The Labor government was responsible for delivering the biggest ever increase to the pension. We have reformed the indexation system so that the pension keeps better pace with the cost of living. We have also introduced a new seniors work bonus, to make sure pensioners can keep more of their pension while working, if that is what they so choose. We have also delivered another pension increase as part of the household assistance package. My understanding is that that is something that would be cut away by those opposite.

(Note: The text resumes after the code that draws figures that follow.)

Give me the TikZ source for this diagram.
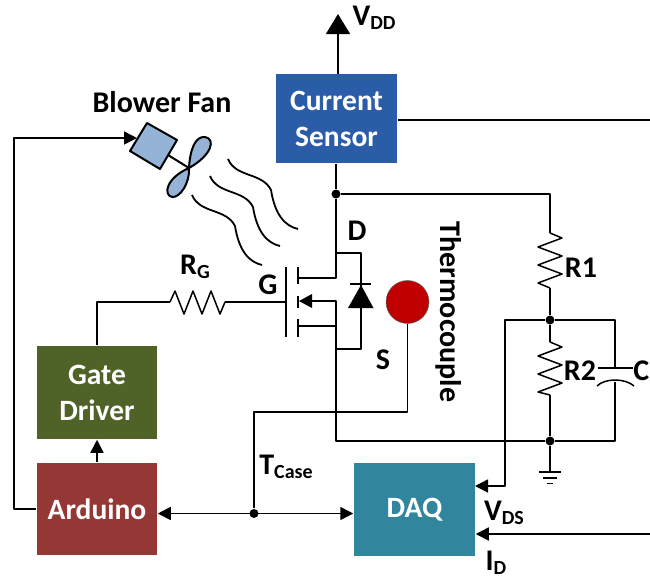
\documentclass[tikz,border=0pt]{standalone}
\usepackage{fontspec}
\setmainfont{Carlito}
\usepackage{xcolor}
\usetikzlibrary{calc,arrows.meta}
\definecolor{sensorblue}{HTML}{2A5CA8}
\definecolor{drivergreen}{HTML}{4F6228}
\definecolor{arduinored}{HTML}{953735}
\definecolor{daqteal}{HTML}{31859C}
\definecolor{fanblue}{HTML}{95B3D7}
\definecolor{tcred}{HTML}{C00000}
\newcommand{\subtext}[2]{#1\raisebox{-4pt}{\fontsize{20}{20}\selectfont #2}}

\begin{document}
\begin{tikzpicture}[x=1pt,y=-1pt,line width=1.5pt,line join=round,
                    >={Triangle[length=13pt,width=13pt]},
                    block node/.style={draw=none,align=center,text=white,font=\bfseries\fontsize{29.5}{36}\selectfont,inner sep=0pt},
                    label node/.style={font=\bfseries\fontsize{30}{30}\selectfont,inner sep=0pt},
                    dot node/.style={circle,fill=black,inner sep=0pt,minimum size=9pt},
                    thick wire/.style={line width=2.6pt}]
\useasboundingbox (0,0) rectangle (650,579);

% blocks
\node [block node,fill=sensorblue,minimum width=121pt,minimum height=89pt] (Sensor) at (336.5,118.5) {Current\\Sensor};
\node [block node,fill=drivergreen,minimum width=120pt,minimum height=93pt] (Driver) at (97,392.5) {Gate\\Driver};
\node [block node,fill=arduinored,minimum width=120pt,minimum height=92pt] (Arduino) at (97,509) {Arduino};
\node [block node,fill=daqteal,minimum width=121pt,minimum height=93pt] (DAQ) at (414.5,509.5) {DAQ};
\node [circle,draw=black!60,line width=0.5pt,fill=tcred,minimum size=43pt,inner sep=0pt] (Thermo) at (407.5,302) {};

% junctions
\node [dot node] (DrainDot) at (336,194) {};
\node [dot node] (MidDot) at (550,320) {};
\node [dot node] (GndDot) at (550,441) {};
\node [dot node] (CaseDot) at (254,513.5) {};
\coordinate (R1Top) at (550,233);
\coordinate (R1Bot) at (550,288);
\coordinate (R2Top) at (550,342);
\coordinate (R2Bot) at (550,395);
\coordinate (RGLeft) at (170,302);
\coordinate (RGRight) at (225,302);
\coordinate (CapTop) at (615,368);
\coordinate (CapBot) at (615,382);
\coordinate (Vdd) at (338,14);
\coordinate (SensorOut) at (650,120);
\coordinate (IdIn) at (650,534);
\coordinate (GndEnd) at (550,472);
\coordinate (FanIn) at (137,138);
\coordinate (DrainTop) at (336,230);
\coordinate (SourceBot) at (336,373);
\coordinate (GateEnd) at (286,302);

% wires
\draw[-{Triangle[length=20pt,width=24pt]}] (338,74) -- (Vdd);
\draw (Sensor.south -| DrainDot) -- (DrainDot) -- (DrainTop);
\draw (DrainDot) -| (R1Top);
\draw (R1Bot) -- (MidDot) -- (R2Top);
\draw (R2Bot) -- (GndDot) -- (GndEnd);
\draw (SensorOut) -- (SensorOut -| Sensor.east);
\draw (MidDot) -| (CapTop);
\draw (CapBot) |- (GndDot);
\draw (GndDot) -| (SourceBot);
\draw[->] (MidDot) -| (505,486) -- (475,486);
\draw[->] (IdIn) -- (IdIn -| DAQ.east);
\draw (Thermo) -- (407.5,412) -| (CaseDot);
\draw[<->] (Arduino.east |- CaseDot) -- (DAQ.west |- CaseDot);
\draw[->] (Arduino.north) -- (Driver.south);
\draw (Driver.north) |- (RGLeft);
\draw (RGRight) -- (GateEnd);
\draw[->] (Arduino.west) -| (14,138) -- (FanIn);

% resistors
\draw (R1Top) -- ++(12,5) -- ++(-24,9) -- ++(24,9) -- ++(-24,9) -- ++(24,9) -- ++(-24,9) -- (R1Bot);
\draw (R2Top) -- ++(12,5) -- ++(-24,9) -- ++(24,9) -- ++(-24,9) -- ++(24,9) -- ++(-24,9) -- (R2Bot);
\draw (RGLeft) -- ++(5,-11) -- ++(9,23) -- ++(9,-23) -- ++(9,23) -- ++(9,-23) -- ++(9,23) -- (RGRight);

% capacitor
\draw[thick wire] (CapTop) -- ++(0,-26);
\draw (598,368) -- (633,368);
\draw (597,386) .. controls (605,378) and (625,378) .. (634,386);
\draw[thick wire] (CapBot) -- ++(0,30);

% ground
\draw[line width=1.8pt] (539,472) -- (561,472) (543,478) -- (557,478) (547,483.5) -- (553,483.5);

% mosfet
\draw[thick wire] (286,267) -- (286,337);
\foreach \ya/\yb in {267/284,296/308,319/337}
   \draw[thick wire] (298,\ya) -- (298,\yb);
\draw[thick wire] (336,230) -- (336,278) -- (298,278);
\draw[thick wire] (336,326) -- (298,326);
\draw[thick wire] (SourceBot) -- (336,301) -- (310,301);
\fill (299,301) -- (312,294) -- (312,308) -- cycle;
\draw[thick wire] (336,253) -- (361,253) -- (361,349) -- (336,349);
\fill (361,285) -- (373.5,308) -- (348,308) -- cycle;
\draw[thick wire] (350,284) -- (371,284);

% fan
\draw[line width=2pt] (168,155) -- (189,168);
\draw[line width=2pt,fill=fanblue] (147,123) -- (177,140) -- (160,169) -- (130,151) -- cycle;
\draw[line width=2pt,fill=fanblue] (189,168) .. controls (190,150) and (195,136) .. (205,137) .. controls (216,139) and (212,155) .. (189,168)
   .. controls (190,183) and (180,198) .. (172,197) .. controls (163,195) and (166,178) .. (189,168) -- cycle;

% air flow
\foreach \dx/\dy in {0/0,-18/17,-36/36}
   \draw[shift={(\dx,\dy)},line width=1.8pt] (228,159) .. controls (236,178) and (262,172) .. (271,190) .. controls (275,215) and (285,226) .. (298,229);

% labels
\node[label node] (VddLabel) at (374,18) {\subtext{V}{DD}};
\node[label node] (FanLabel) at (162,102) {Blower Fan};
\node[label node] (DLabel) at (357,231) {D};
\node[label node] (GLabel) at (268,285) {G};
\node[label node] (SLabel) at (383,360) {S};
\node[label node] (RGLabel) at (195,267) {\subtext{R}{G}};
\node[label node] (R1Label) at (581,268) {R1};
\node[label node] (R2Label) at (580,371) {R2};
\node[label node,anchor=east] (CLabel) at (650,371) {C};
\node[label node] (TLabel) at (286,467) {\subtext{T}{Case}};
\node[label node] (VdsLabel) at (504,513) {\subtext{V}{DS}};
\node[label node] (IdLabel) at (496,563) {\subtext{I}{D}};
\node[label node,rotate=-90] (ThermoLabel) at (449,312) {Thermocouple};
\end{tikzpicture}
\end{document}
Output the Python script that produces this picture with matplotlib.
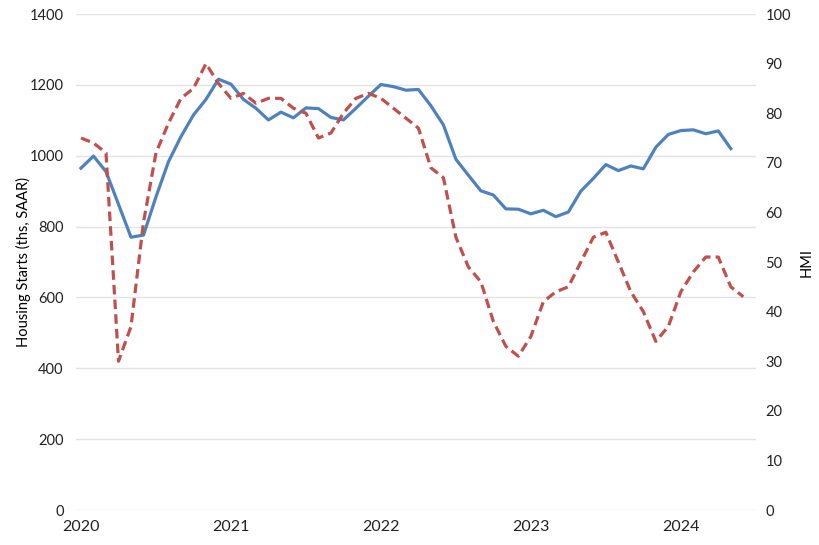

The government is also continuing the full implementation of the Living Longer, Living Better aged-care reforms. Under the reforms, older Australians, their families and their carers will get the right sort of care and support, either in their own home if they so choose and are able to do so or in the appropriate aged-care facility. The aged-care system under Labor will be better and fairer and will provide greater choice and control for older Australians. As I know from my mother's experience and my father's experience, having choice and control is most important. It delivers most dignity and is the fairest approach.

The recent budget builds on the government's work to support Australians in retirement, and I would like to particularly mention a few organisations in my electorate. One that has shown great initiative in the aged-care sector is the Evergreen Community located in Sunnybank.

Evergreen Community is a non-profit organisation dedicated to providing aged-care services for the Chinese Australian senior citizens and people with disabilities in the Brisbane area. Tyrone Kam and his team of 25 at Evergreen Community offer a range of learning, social and health services for their members.

Due to the language barrier and cultural differences, most of these elderly people would find it hard to communicate with the outside world if they were left at home. Their children may not be able to attend to their needs due to work commitments or other reasons, resulting in a group of elders who would be living a life of loneliness and helplessness.

The establishment of the Evergreen Community will help the Chinese seniors in Brisbane to settle into society and make Australia their second home. their motto is: with care dedication, we are able to make the lives of the elderly richer and more meaningful—and they certainly do so.